Untuk itu, menginisiasi perjumpaan anak muda dengan agenda Merayakan Senja dan Gelap di bengkel LPTP Surakarta, yang mengambil latar mesin-mesin untuk memproduksi teknologi sederhana dan tepat guna di pedesaan. Dimulai dengan sesi membicarakan buku Shindhunata yang berjudul Ratu Adil, Ramalan Jayabaya dan Sejarah Perlawanan Wong Cilik (2024) menjadi pemantik untuk membuka ruang obrolan anak-anak muda, bersama Akhmad Ramdhon (Sosiologi FISIP UNS) dan difasilitasi M Fatih Abdulbari (ISI Yogyakarta). Penampilan Kalpika (Teater ISI Surakarta) dengan narasi stand up nan kritis menjadi sesi yang mencairkan obrolan buku yang terasa berat pada sesi sebelumnya yang kemudian dilanjutkan dengan penampilan tari Yogi Afria (Pasca ISI Surakarta) yang menafsirkan pidato-pidato presiden dari masa-masa ke masa dengan gerak yang dinamis memanfaatkan ruang panggung didepan penonton, seraya diakhiri dengan break sore.
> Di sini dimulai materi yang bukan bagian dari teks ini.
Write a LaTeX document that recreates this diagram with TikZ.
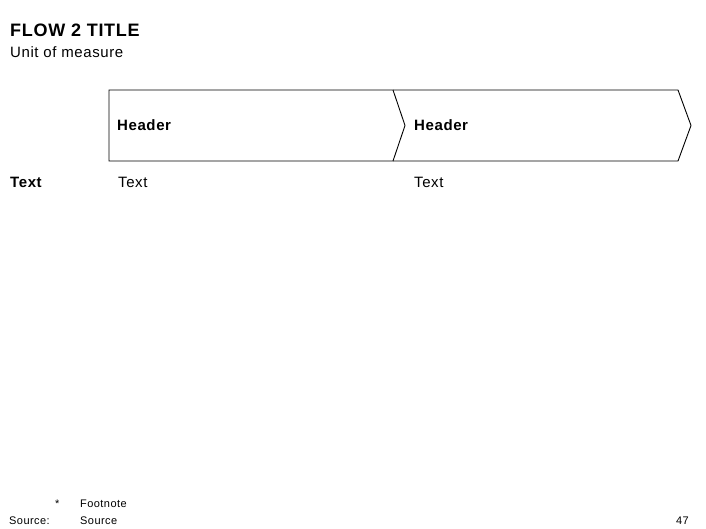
\documentclass[tikz,border=0pt]{standalone}
\usepackage{fontspec}
\setmainfont[LetterSpace=4]{Liberation Sans}
\tikzstyle{lbl}=[anchor=base west,inner sep=0pt,font=\fontsize{15}{15}\selectfont]
\tikzstyle{hdr}=[lbl,font=\fontsize{15}{15}\selectfont\bfseries]
\tikzstyle{small}=[anchor=base west,inner sep=0pt,font=\fontsize{11}{11}\selectfont]
\tikzstyle{chev}=[draw,line width=0.9pt,line join=miter]
\begin{document}
\begin{tikzpicture}[x=1pt, y=-1pt]
			\useasboundingbox (0,0) rectangle (706,529);
			\node [anchor=base west,inner sep=0pt,font=\fontsize{18}{18}\selectfont\bfseries] (title) at (10,37) {FLOW 2 TITLE};
			\node [lbl]   (unit)    at (10,58) {Unit of measure};

			% chevrons
			\coordinate (a1) at (109,90);
			\coordinate (a2) at (393,90);
			\coordinate (a3) at (405,125.5);
			\coordinate (a4) at (393,161);
			\coordinate (a5) at (109,161);
			\coordinate (b2) at (678,90);
			\coordinate (b3) at (691,125.5);
			\coordinate (b4) at (678,161);
			\draw [chev] (a1) -- (a2) -- (a3) -- (a4) -- (a5) -- cycle;
			\draw [chev] (a2) -- (b2) -- (b3) -- (b4) -- (a4);

			\node [hdr]   (head1)   at (117,131) {Header};
			\node [hdr]   (head2)   at (414,131) {Header};
			\node [hdr]   (rowlbl)  at (10,188) {Text};
			\node [lbl]   (text1)   at (118,188) {Text};
			\node [lbl]   (text2)   at (414,188) {Text};

			\node [small] (star)    at (55,507) {*};
			\node [small] (foot)    at (80,507) {Footnote};
			\node [small] (srclbl)  at (9,524) {Source:};
			\node [small] (src)     at (80,524) {Source};
			\node [small,anchor=base east] (page) at (689,524) {47};
	\end{tikzpicture}
\end{document}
Selepas break, sesi pertemuan dilanjutkan dengan penampilan monolog oleh Nur Jannah (Teater ISI Surakarta) yang menampilkan sisi gelap perasaan seorang Marsinah yang harus menjadi korban kekerasan apparat negara. Sisi emosi yang dieksplorasi untuk menampilkan beban dan harapan seorang perempuan yang tetap menuntut keadilan terasa pekat bersama lampu temaram diantara bayang-bayang mesin-mesin tua yang membisu. Penampilan Yusuf and Benny (Surakarta) kemudian menghadirkan ambigu lain dari anak muda yang terus menggembara mencari dan mencoba memahami apa yang terjadi dan berubah disekitarnya.  Penampilan Wayang Rajakaya dari Herlambang Bayu Aji (Berlin) lalu mengisi ruang-ruang kosong bengkel malam itu dengan tuturan ilustratif ala George Orwel ketika menampilkan percakapan penuh konflik antar hewan disebuah peternakan. Wayang berlatar hewan dan tehnik siluet nan warna-warni menampilkan kisah persahabatan dan kebersamaan yang ada pada akhirnya rentan oleh kepentingan sepihak. Konflik yang membelah persahabatan berujung pada hadirnya anjing sang penjaga yang kemudian mengambil alih semua kendali pada semua hewan. Tak ada lagi canda dan tawa antar sapi, ayam dan kuda sebagai bagian dari kebersamaan karena ancaman akan keteraturan menjadi cara bekerja anjing sang penjaga. Musikalisasi Bagus Dwi Danto (Yogyakarta) dengan lagu-lagu kritis nan liris menjadi penutup malam yang mulai gelap untuk dirayakan. Bersama Yasmin beberapa duet menjadi lebih romantis bersama gema senar gitar yang dipetik Danto, yang memantul diantara mesin-mesin yang menyebar dan memenuhi bengkel. Bersama pameran fotografi Serut Podomoro Festival (Fotografi ISI Surakarta) yang menyebar merespon ruang-ruang didalam dan diluar bengkel sekaligus menandai koneksi ruang tersebut dengan keberadaan Desa Ngringo, dimana lokasi agenda tersebut dilaksanakan.